Media releases are provided as is by companies and have not been edited or checked for accuracy. Any queries should be directed to the company itself.
  • 15 June 2021 19:02

Payright shares increase 7 per cent after positive market update

Shares in Payright Limited (ASX: PYR) increased more than seven percent today after the company provided a positive trading update and updated guidance on key metrics for the 2021 financial year.

Shares in Australian-based buy now pay later (BNPL) provider, Payright Limited (ASX: PYR), increased more than seven percent today after the company provided a positive trading update and updated guidance on key metrics for the 2021 financial year.

Payright, which specialises in transactions between $1,000 and $20,000, achieved Gross Merchandise Value (GMV) of $16.9 million for April and May, an increase of 135% on the prior corresponding period (FY20 Apr-May: $7.2 million).

The company expects total customers to grow to about 52,500 by 30 June 2021, up 55% on the figure to 30 Jun 2020 of 33,900.

Gross Receivables are expected to increase 45% to $68.2 million by 30 June 2021 (30 Jun 2020: $47.2 million) while total merchant stores should be up 41% to 3,400 by 30 June 2021 (30 Jun 2020: 2,415).

Co-CEO Myles Redward said, “We are extremely pleased to see the continued momentum in the Payright business across all key metrics. Our product has been developed for merchants to make their customer’s considered purchases more affordable, and we’re seeing an increasing demand for our product. We are on track for another record quarter of Gross Merchandise Value in Q4, after recording year on year GMV growth of 135 per cent across April and May, with customer numbers and merchant numbers all continuing to show very strong increases.”

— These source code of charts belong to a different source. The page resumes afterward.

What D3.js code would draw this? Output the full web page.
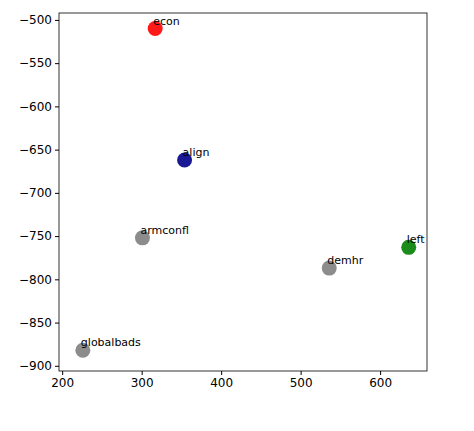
<!DOCTYPE html>
<html><head><meta charset="utf-8">
<script src="https://cdn.jsdelivr.net/npm/d3@7"></script>
<style>body{margin:0;background:#fff} text{font-family:"DejaVu Sans",sans-serif}</style>
</head><body>
<svg id="chart" width="474" height="431"></svg>
<script>
// node positions
var names = ["econ", "align", "armconfl", "globalbads", "demhr", "left"];
var xs = [317, 354, 301, 226, 536, 636];
var ys = [-510, -662, -752, -882, -787, -763];
var colors = ["red", "darkblue", "grey", "grey", "grey", "green"];
var xTicks = [200, 300, 400, 500, 600];
var yTicks = [-500, -550, -600, -650, -700, -750, -800, -850, -900];

var svg = d3.select("#chart");
var mLeft = 59, mRight = 427, mTop = 13, mBottom = 371;

var x = d3.scaleLinear().domain([196, 659]).range([mLeft, mRight]);
var y = d3.scaleLinear().domain([-906, -492]).range([mBottom, mTop]);

svg.append("g").attr("transform", "translate(0," + mBottom + ")")
    .call(d3.axisBottom(x).tickValues(xTicks).tickSize(4).tickPadding(3))
    .call(function(g){ g.select(".domain").remove(); })
    .selectAll("text").attr("font-size", 12).attr("fill", "#000");

svg.append("g").attr("transform", "translate(" + mLeft + ",0)")
    .call(d3.axisLeft(y).tickValues(yTicks).tickSize(4).tickPadding(3).tickFormat(function(d){ return "\u2212" + Math.abs(d); }))
    .call(function(g){ g.select(".domain").remove(); })
    .selectAll("text").attr("font-size", 12).attr("fill", "#000");

svg.append("rect").attr("x", mLeft).attr("y", mTop)
    .attr("width", mRight - mLeft).attr("height", mBottom - mTop)
    .attr("fill", "none").attr("stroke", "#000").attr("stroke-width", 0.8);

var idx = d3.range(names.length);
svg.selectAll(".node").data(idx).enter().append("circle")
    .attr("class", "node")
    .attr("cx", function(i){ return x(xs[i]); })
    .attr("cy", function(i){ return y(ys[i]); })
    .attr("r", 7.5)
    .attr("fill", function(i){ return colors[i]; })
    .attr("opacity", 0.9);

svg.selectAll(".lbl").data(idx).enter().append("text")
    .attr("class", "lbl")
    .attr("x", function(i){ return x(xs[i]) - 2; })
    .attr("y", function(i){ return y(ys[i]) - 4; })
    .attr("font-size", 11)
    .text(function(i){ return names[i]; });
</script>
</body></html>
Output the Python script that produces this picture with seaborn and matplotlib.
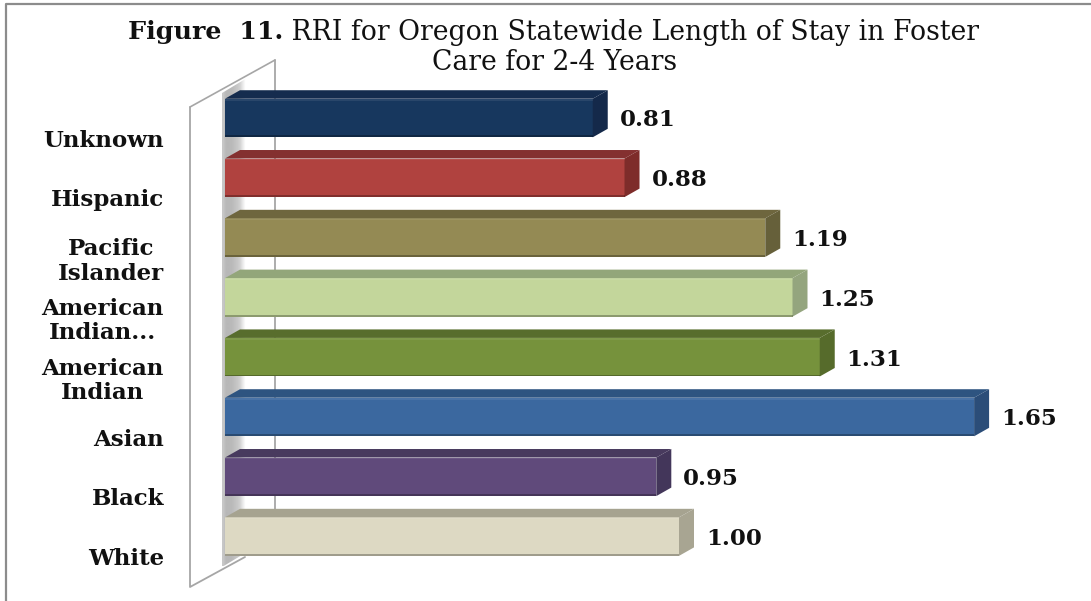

Co-CEO Piers Redward, said, “The growth in customer numbers is particularly pleasing, and reflects the success of the national, multi-channel brand building campaign we have undertaken across five state capitals in Australia. We have expanded the functionality of our platform to facilitate rapid customer onboarding and frictionless checkout. We have also introduced the first of our direct-to-customer features, Bill Smoothing, which allows consumers to spread the cost of their utilities bills, council rates, vehicle registration, and car and home insurance premiums, up to $1,000 over a three-month term.

With our innovative user experience technology now implemented, a growing number of merchants and customers on the Payright platform, and an increasing receivables book, we are very well placed to continue our strong revenue growth into FY22 and beyond.”